A physical exam is typically all that’s needed to diagnose back pain. During the physical exam, your doctor may test your:
- ability to stand and walk
- spine’s range of motion
- leg strength
- ability to detect sensations in your legs
If a serious condition is suspected, your doctor might order other tests, including:
- blood and urine tests to check for underlying conditions
- X-rays of the spine to show alignment of your bones and check for breaks
- computed tomography (CT) scan or magnetic resonance imaging (MRI) to assess your disks, muscles, ligaments, nerves, and blood vessels
- bone scan to look for abnormalities in the bone tissue
- electromyography (EMG) to test nerve conduction
These tips can help ease back pain when it happens. They can also help you prevent back pain in the first place.
Heavy briefcases, laptop bags, suitcases, and purses can add unnecessary stress and strain to your neck and spine.

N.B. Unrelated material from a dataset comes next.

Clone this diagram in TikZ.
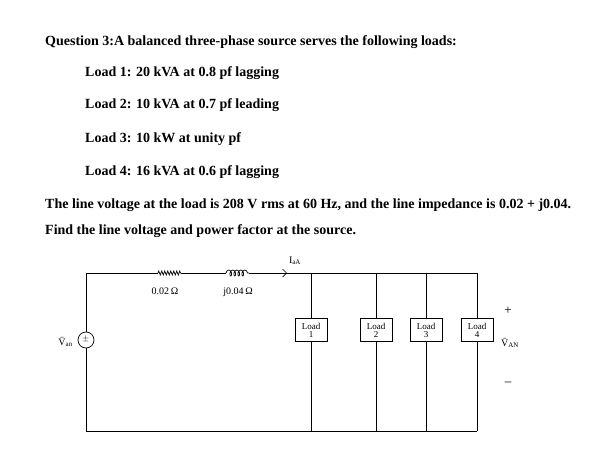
\documentclass[tikz,border=0pt]{standalone}
\usepackage{fontspec}
\setmainfont{Liberation Serif}
\newfontfamily\handfont{DejaVu Sans}
\usetikzlibrary{decorations.pathmorphing,arrows.meta}
\begin{document}
\begin{tikzpicture}[x=1pt,y=-1pt,
  q/.style={anchor=west,font=\bfseries\fontsize{14}{16}\selectfont,inner sep=0},
  wire/.style={line width=0.7pt},
  load/.style={draw,line width=0.7pt,minimum width=32,minimum height=23,inner sep=1,font=\fontsize{9}{8}\selectfont,align=center},
  hand/.style={font=\fontsize{10}{11}\selectfont,inner sep=1}]
\useasboundingbox (0,0) rectangle (605,467);
\node[q] (t1) at (45,42) {Question 3:A balanced three-phase source serves the following loads:};
\node[q] (t2) at (85,73) {Load 1: 20 kVA at 0.8 pf lagging};
\node[q] (t3) at (85,105) {Load 2: 10 kVA at 0.7 pf leading};
\node[q] (t4) at (85,139) {Load 3: 10 kW at unity pf};
\node[q] (t5) at (85,172) {Load 4: 16 kVA at 0.6 pf lagging};
\node[q] (t6) at (45,205) {The line voltage at the load is 208 V rms at 60 Hz, and the line impedance is 0.02 + j0.04.};
\node[q] (t7) at (45,231) {Find the line voltage and power factor at the source.};
% circuit
\coordinate (tl) at (86,273);
\coordinate (bl) at (86,431);
\node[draw,circle,minimum size=16,inner sep=0,line width=0.7pt,font=\fontsize{8}{8}\selectfont,align=center] (src) at (86,340) {$+$\\[-5pt]$-$};
\node[hand,anchor=east] (van) at (74,342) {V̄\textsubscript{an}};
\coordinate (r1) at (158,273); \coordinate (r2) at (181,273);
\coordinate (l1) at (226,273); \coordinate (l2) at (249,273);
\coordinate (tr) at (477,273); \coordinate (br) at (477,431);
\node[load] (L1) at (311,330) {Load\\1};
\node[load] (L2) at (376,330) {Load\\2};
\node[load] (L3) at (426,330) {Load\\3};
\node[load] (L4) at (477,330) {Load\\4};
\draw[wire] (src.north) -- (tl) -- (r1);
\draw[wire,decorate,decoration={zigzag,segment length=3pt,amplitude=2pt}] (r1) -- (r2);
\draw[wire] (r2) -- (l1);
\draw[wire,decorate,decoration={coil,aspect=0.6,segment length=4pt,amplitude=3pt}] (l1) -- (l2);
\draw[wire] (l2) -- (tr);
\draw[wire] (src.south) -- (bl) -- (br);
\foreach \n in {L1,L2,L3,L4}{
  \draw[wire] (\n.north) -- (\n.north |- tl);
  \draw[wire] (\n.south) -- (\n.south |- bl);
}
\draw[-{Straight Barb[length=4pt,width=8pt]},line width=0.7pt] (270,273) -- (287,273);
\node[hand] (ia) at (295,261) {I\textsubscript{aA}};
\node[hand] (rl) at (165,291) {0.02\,Ω};
\node[hand] (xl) at (238,292) {j0.04\,Ω};
\node[hand,font=\fontsize{13}{13}\selectfont] (pl) at (508,311) {+};
\node[hand,anchor=west] (vAN) at (500,343) {V̄\textsubscript{AN}};
\node[hand,font=\fontsize{13}{13}\selectfont] (mi) at (508,384) {–};
\end{tikzpicture}
\end{document}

Try to reduce what you need to carry, and use bags that distribute the weight more evenly, such as a backpack. If you can, use a bag with wheels to keep weight off your back entirely.
Work your core
The muscles in and around your abdomen and back help keep you upright and carry you through your physical activities. Strengthening them can also reduce the chances of pain, strain, or damage to your back.
Plug strength-training workouts with a core focus into your regular fitness routine at least twice a week.
Improve your posture
Poor posture can put unnecessary pressure and strain on your spine. Over time, this can lead to pain and damage.
Regularly remind yourself to roll back rounded shoulders and sit upright in your chair.
High-heeled shoes are likely to cause damage to your back if you wear them frequently. Pick comfortable, low-heeled shoes when you can. One inch is a maximum heel height suggestion.
Doing the same thing every day can leave your muscles fatigued and more apt to strain. Stretch regularly to help improve circulation in those muscles and lower the risk of back pain and damage.
If you think these five tips are helpful for preventing back pain, read five more ways to help reduce your chances of hurting your back.
According to the Mayo Clinic, you’re at an increased risk for back pain if you:
- work in a sedentary environment
- don’t exercise
- engage in high-impact activity without stretching or warming up first
- are older
- have obesity
- are a smoker
- have been diagnosed with a specific condition like arthritis
Your emotional health also has an effect on your risk for back pain. You may be at a higher risk for back pain if you have a stressful job or have depression and anxiety.
Back pain during each trimester of your pregnancy isn’t uncommon — several causes can be to blame. However, you should be sure to talk to your doctor about what you’re experiencing, in the event the pain may be part of a bigger problem.
Here are a few reasons why you may be experiencing back pain during pregnancy:
Shifting center of gravity
As your baby grows, the center of your body’s “gravity” moves outward. Your spine and back arch to make up for the change in balance. This put extra stress on the lower lumbar spine.
Weight gain can be a healthy part of pregnancy, but even the little bit you’re likely to gain during those 9 months can put more stress on your back and core muscles.
As your body prepares to deliver the baby, it releases hormones that loosen the ligaments that stabilize your pelvis and lumbar spine. These same hormones can cause the bones in your spine to shift, too, which may lead to discomfort and pain.